** BEGIN Records **

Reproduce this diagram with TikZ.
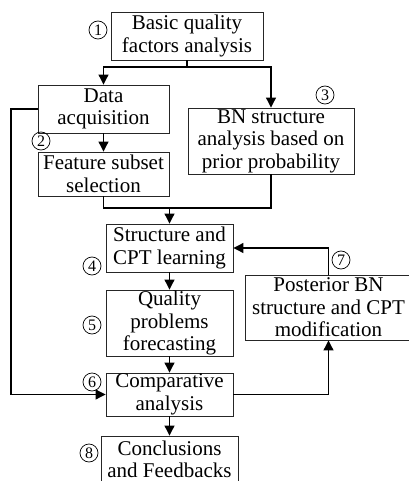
\documentclass[tikz,border=0pt]{standalone}
\usepackage{fontspec}
\setmainfont{Liberation Serif}
\newfontfamily\tnr{Liberation Serif}
\usetikzlibrary{arrows.meta}
\begin{document}
\begin{tikzpicture}[x=1pt,y=-1pt,
  box/.style={draw=black!85, line width=0.9pt, inner sep=0pt, align=center,
    font=\tnr\fontsize{21}{22.5}\selectfont},
  conn/.style={draw=black, line width=1.1pt},
  arr/.style={conn, -{Triangle[length=10pt,width=10pt]}},
  num/.style={draw=black, circle, line width=0.7pt, inner sep=0pt, minimum size=18pt,
    font=\tnr\fontsize{16}{16}\selectfont},
  every node/.append style={}]
\useasboundingbox (0,0) rectangle (408,481);
% boxes
\node[box, minimum width=152pt, minimum height=48pt] (b1) at (187,36) {Basic quality\\factors analysis};
\node[box, minimum width=131pt, minimum height=48pt] (data) at (103.5,109) {Data\\acquisition};
\node[box, minimum width=131pt, minimum height=44pt] (feat) at (103.5,174) {Feature subset\\selection};
\node[box, minimum width=166pt, minimum height=66pt] (bn) at (271,141) {BN structure\\analysis based on\\prior probability};
\node[box, minimum width=127pt, minimum height=48pt] (struct) at (169.5,248) {Structure and\\CPT learning};
\node[box, minimum width=127pt, minimum height=66pt] (qual) at (169.5,323) {Quality\\problems\\forecasting};
\node[box, minimum width=127pt, minimum height=43pt] (comp) at (169.5,394.5) {Comparative\\analysis};
\node[box, minimum width=137pt, minimum height=47pt] (concl) at (169.5,459.5) {Conclusions\\and Feedbacks};
\node[box, minimum width=167pt, minimum height=65pt] (post) at (328.5,307.5) {Posterior BN\\structure and CPT\\modification};
% numbers
\node[num] (n1) at (98,30) {1};
\node[num] (n2) at (41,141) {2};
\node[num] (n3) at (325,95) {3};
\node[num] (n4) at (92,266) {4};
\node[num] (n5) at (92,325) {5};
\node[num] (n6) at (92,382) {6};
\node[num] (n7) at (341,260) {7};
\node[num] (n8) at (89,453) {8};
% connectors
\coordinate (j1) at (187,67);
\coordinate (j2) at (169.5,208);
\coordinate (lft) at (11,109);
\draw[conn] (b1.south) -- (j1);
\draw[arr] (j1) -| (data.north);
\draw[arr] (j1) -| (bn.north);
\draw[arr] (data.south) -- (feat.north);
\draw[conn] (feat.south) |- (j2);
\draw[conn] (bn.south) |- (j2);
\draw[arr] (j2) -- (struct.north);
\draw[arr] (struct.south) -- (qual.north);
\draw[arr] (qual.south) -- (comp.north);
\draw[arr] (comp.south) -- (concl.north);
\draw[arr] (data.west) -- (lft) |- (comp.west);
\draw[arr] (comp.east) -| (post.south);
\draw[arr] (post.north) |- (struct.east);
\end{tikzpicture}
\end{document}
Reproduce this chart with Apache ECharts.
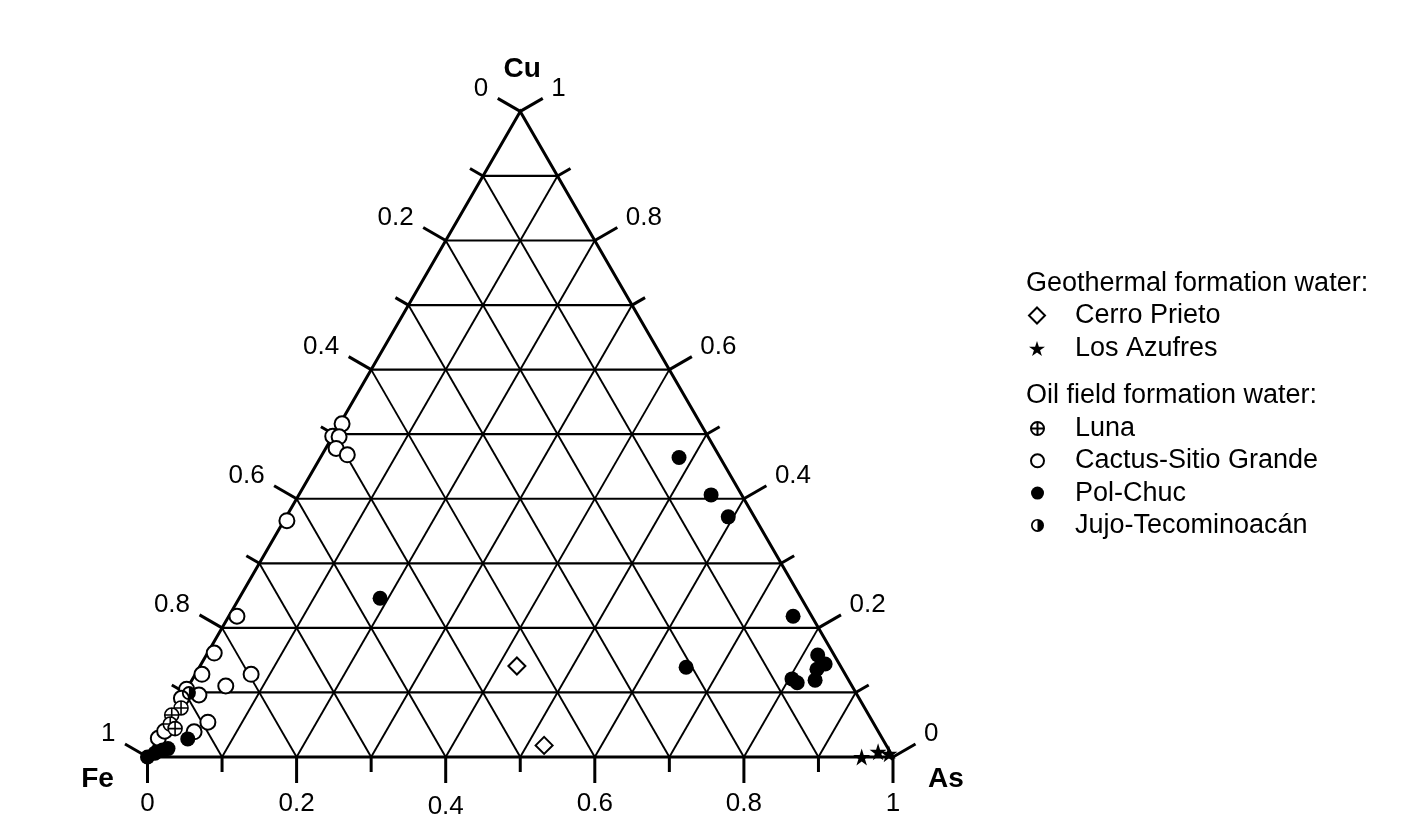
<!DOCTYPE html>
<html>
<head>
<meta charset="utf-8">
<script src="https://cdn.jsdelivr.net/npm/echarts@6/dist/echarts.min.js"></script>
<style>html,body{margin:0;padding:0;background:#fff;}#chart{width:1416px;height:827px;}</style>
</head>
<body>
<div id="chart"></div>
<script>
// ---- data: [Fe, As, Cu] fractions ----
const cerroPrieto = [[0.434,0.425,0.141],[0.459,0.523,0.018]];
const losAzufres = [[0.042,0.958,0.000],[0.016,0.976,0.008],[0.003,0.992,0.005]];
const luna = [[0.917,0.007,0.076],[0.935,0.000,0.065],[0.944,0.005,0.051],[0.941,0.015,0.044]];
const cactus = [
  [0.481,0.003,0.516],[0.503,0.000,0.497],[0.495,0.009,0.496],[0.508,0.014,0.478],
  [0.498,0.034,0.468],[0.630,0.004,0.366],[0.771,0.011,0.218],[0.830,0.009,0.161],
  [0.863,0.009,0.128],[0.797,0.075,0.128],[0.840,0.050,0.110],[0.895,0.000,0.105],
  [0.883,0.021,0.096],[0.909,0.000,0.091],[0.892,0.054,0.054],[0.918,0.043,0.039],
  [0.971,0.000,0.029],[0.957,0.003,0.040]
];
const polChuc = [
  [0.055,0.481,0.464],[0.041,0.553,0.406],[0.035,0.593,0.372],[0.565,0.189,0.246],
  [0.025,0.757,0.218],[0.208,0.653,0.139],[0.022,0.820,0.158],[0.019,0.837,0.144],
  [0.034,0.830,0.136],[0.045,0.836,0.119],[0.075,0.804,0.121],[0.071,0.814,0.115],
  [0.932,0.040,0.028],[1.000,0.000,0.000],[0.987,0.007,0.006],[0.974,0.015,0.011],
  [0.966,0.021,0.013]
];
const jujo = [[0.895,0.006,0.099]];

const gridSteps = [0.1,0.2,0.3,0.4,0.5,0.6,0.7,0.8,0.9];
const tickValues = [0,0.1,0.2,0.3,0.4,0.5,0.6,0.7,0.8,0.9,1];
const labelValues = [0,0.2,0.4,0.6,0.8,1];
const labelText = ['0','0.2','0.4','0.6','0.8','1'];
const vertexNames = ['Fe','As','Cu'];
const groupTitles = ['Geothermal formation water:','Oil field formation water:'];
const seriesNames = ['Cerro Prieto','Los Azufres','Luna','Cactus-Sitio Grande','Pol-Chuc','Jujo-Tecominoacán'];

// ---- ternary -> cartesian (x = As + Cu/2, y = Cu) ----
function tern(p){ return [p[1] + p[2]/2, p[2]]; }

const FONT = '"Liberation Sans", Arial, Helvetica, sans-serif';
const STAR = 'path://M50 0 L61.8 35.4 L100 35.4 L69.1 57.3 L80.9 92.7 L50 70.8 L19.1 92.7 L30.9 57.3 L0 35.4 L38.2 35.4 Z';
const CROSSCIRCLE = 'path://M50 0 A50 50 0 1 1 50 100 A50 50 0 1 1 50 0 Z M0 50 L100 50 M50 0 L50 100';
const HALFCIRCLE = 'path://M50 0 A50 50 0 1 1 50 100 A50 50 0 1 1 50 0 Z M50 13 A37 37 0 1 0 50 87 A37 37 0 1 0 50 13 Z M50 13 A37 37 0 0 1 50 87 Z';

function frameRender(params, api){
  const ch = [];
  const P = (a, c) => api.coord([a + c/2, c]);
  const line = (p1, p2, w) => ch.push({type:'line', shape:{x1:p1[0],y1:p1[1],x2:p2[0],y2:p2[1]}, style:{stroke:'#000', lineWidth:w}});
  gridSteps.forEach(v => {
    line(P(0, v), P(1 - v, v), 2.2);           // Cu constant
    line(P(v, 0), P(v, 1 - v), 1.9);           // As constant
    line(P(1 - v, 0), P(0, 1 - v), 1.9);       // Fe constant
  });
  const A = P(0,0), B = P(1,0), C = P(0,1);
  ch.push({type:'polygon', shape:{points:[A,B,C]}, style:{stroke:'#000', fill:null, lineWidth:3, lineJoin:'miter'}});
  const nL = [-0.866,-0.5], nR = [0.866,-0.5];
  tickValues.forEach(v => {
    const major = labelValues.some(m => Math.abs(m - v) < 1e-9);
    const len = major ? 26 : 15;
    const pl = P(0, 1 - v);
    line(pl, [pl[0] + nL[0]*len, pl[1] + nL[1]*len], 3);
    const pr = P(1 - v, v);
    line(pr, [pr[0] + nR[0]*len, pr[1] + nR[1]*len], 3);
    const pb = P(v, 0);
    line(pb, [pb[0], pb[1] + len], 3);
  });
  const txt = (x, y, t, align, extra) => ch.push({type:'text', x:x, y:y, style:Object.assign({text:t, fill:'#000', font:'26px ' + FONT, align:align, verticalAlign:'middle'}, extra||{})});
  labelValues.forEach((v, i) => {
    const pl = P(0, 1 - v);
    txt(pl[0] - 32, pl[1] - 23, labelText[i], 'right');
    const pr = P(1 - v, v);
    txt(pr[0] + 31, pr[1] - 23, labelText[i], 'left');
    const pb = P(v, 0);
    txt(pb[0], pb[1] + 47 + (i === 2 ? 3 : 0), labelText[i], 'center');
  });
  const bold = {font:'bold 28px ' + FONT};
  txt(A[0] - 50, A[1] + 22, vertexNames[0], 'center', bold);
  txt(B[0] + 53, B[1] + 22, vertexNames[1], 'center', bold);
  txt(C[0] + 2, C[1] - 42, vertexNames[2], 'center', bold);
  return {type:'group', children:ch};
}

const hollow = {color:'#fff', borderColor:'#000', borderWidth:2, opacity:1};
const solid = {color:'#000', borderWidth:0, opacity:1};

const chart = echarts.init(document.getElementById('chart'), null, {renderer:'canvas'});
chart.setOption({
  animation:false,
  backgroundColor:'#fff',
  grid:{left:147.5, top:111.4, width:745.5, height:645.6},
  xAxis:{type:'value', min:0, max:1, show:false},
  yAxis:{type:'value', min:0, max:1, show:false},
  graphic:[
    {type:'text', left:1026, top:270, style:{text:groupTitles[0], font:'27px ' + FONT, fill:'#000'}},
    {type:'text', left:1026, top:382, style:{text:groupTitles[1], font:'27px ' + FONT, fill:'#000'}}
  ],
  legend:[
    {data:[seriesNames[0], seriesNames[1]], orient:'vertical', left:1028, top:302, padding:0, itemGap:6,
     itemWidth:16, itemHeight:16, selectedMode:false,
     formatter: n => '{s|}{t|' + n + '}',
     textStyle:{rich:{s:{width:25}, t:{fontSize:27, fontFamily:FONT, color:'#000', lineHeight:26}}}},
    {data:[seriesNames[2], seriesNames[3], seriesNames[4], seriesNames[5]], orient:'vertical', left:1030, top:415, padding:0, itemGap:5.3,
     itemWidth:13, itemHeight:13, selectedMode:false,
     formatter: n => '{s|}{t|' + n + '}',
     textStyle:{rich:{s:{width:26}, t:{fontSize:27, fontFamily:FONT, color:'#000', lineHeight:26}}}}
  ],
  series:[
    {type:'custom', name:'frame', silent:true, renderItem:frameRender, data:[[0.5,0.5]], z:1},
    {type:'scatter', name:seriesNames[0], data:cerroPrieto.map(tern), symbol:'diamond', symbolSize:[17,17], itemStyle:hollow, z:3},
    {type:'scatter', name:seriesNames[1], data:losAzufres.map(tern), symbol:STAR, symbolSize:17, itemStyle:solid, z:3},
    {type:'scatter', name:seriesNames[3], data:cactus.map(tern), symbol:'circle', symbolSize:15, itemStyle:hollow, z:3},
    {type:'scatter', name:seriesNames[2], data:luna.map(tern), symbol:CROSSCIRCLE, symbolSize:14, itemStyle:{color:'#fff', borderColor:'#000', borderWidth:1.6, opacity:1}, z:4},
    {type:'scatter', name:seriesNames[4], data:polChuc.map(tern), symbol:'circle', symbolSize:15, itemStyle:solid, z:4},
    {type:'scatter', name:seriesNames[5], data:jujo.map(tern), symbol:HALFCIRCLE, symbolSize:14, itemStyle:solid, z:5}
  ]
});
</script>
</body>
</html>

** END Records **

Task brief = The lines to reproduce run from the one above containing "Reproduce this chart with Apache ECharts." through the one containing "const jujo = [[0.895,0.006,0.099]];". Copy them exactly and leave out all pictures.

Reply =
Reproduce this chart with Apache ECharts.
<!DOCTYPE html>
<html>
<head>
<meta charset="utf-8">
<script src="https://cdn.jsdelivr.net/npm/echarts@6/dist/echarts.min.js"></script>
<style>html,body{margin:0;padding:0;background:#fff;}#chart{width:1416px;height:827px;}</style>
</head>
<body>
<div id="chart"></div>
<script>
// ---- data: [Fe, As, Cu] fractions ----
const cerroPrieto = [[0.434,0.425,0.141],[0.459,0.523,0.018]];
const losAzufres = [[0.042,0.958,0.000],[0.016,0.976,0.008],[0.003,0.992,0.005]];
const luna = [[0.917,0.007,0.076],[0.935,0.000,0.065],[0.944,0.005,0.051],[0.941,0.015,0.044]];
const cactus = [
  [0.481,0.003,0.516],[0.503,0.000,0.497],[0.495,0.009,0.496],[0.508,0.014,0.478],
  [0.498,0.034,0.468],[0.630,0.004,0.366],[0.771,0.011,0.218],[0.830,0.009,0.161],
  [0.863,0.009,0.128],[0.797,0.075,0.128],[0.840,0.050,0.110],[0.895,0.000,0.105],
  [0.883,0.021,0.096],[0.909,0.000,0.091],[0.892,0.054,0.054],[0.918,0.043,0.039],
  [0.971,0.000,0.029],[0.957,0.003,0.040]
];
const polChuc = [
  [0.055,0.481,0.464],[0.041,0.553,0.406],[0.035,0.593,0.372],[0.565,0.189,0.246],
  [0.025,0.757,0.218],[0.208,0.653,0.139],[0.022,0.820,0.158],[0.019,0.837,0.144],
  [0.034,0.830,0.136],[0.045,0.836,0.119],[0.075,0.804,0.121],[0.071,0.814,0.115],
  [0.932,0.040,0.028],[1.000,0.000,0.000],[0.987,0.007,0.006],[0.974,0.015,0.011],
  [0.966,0.021,0.013]
];
const jujo = [[0.895,0.006,0.099]];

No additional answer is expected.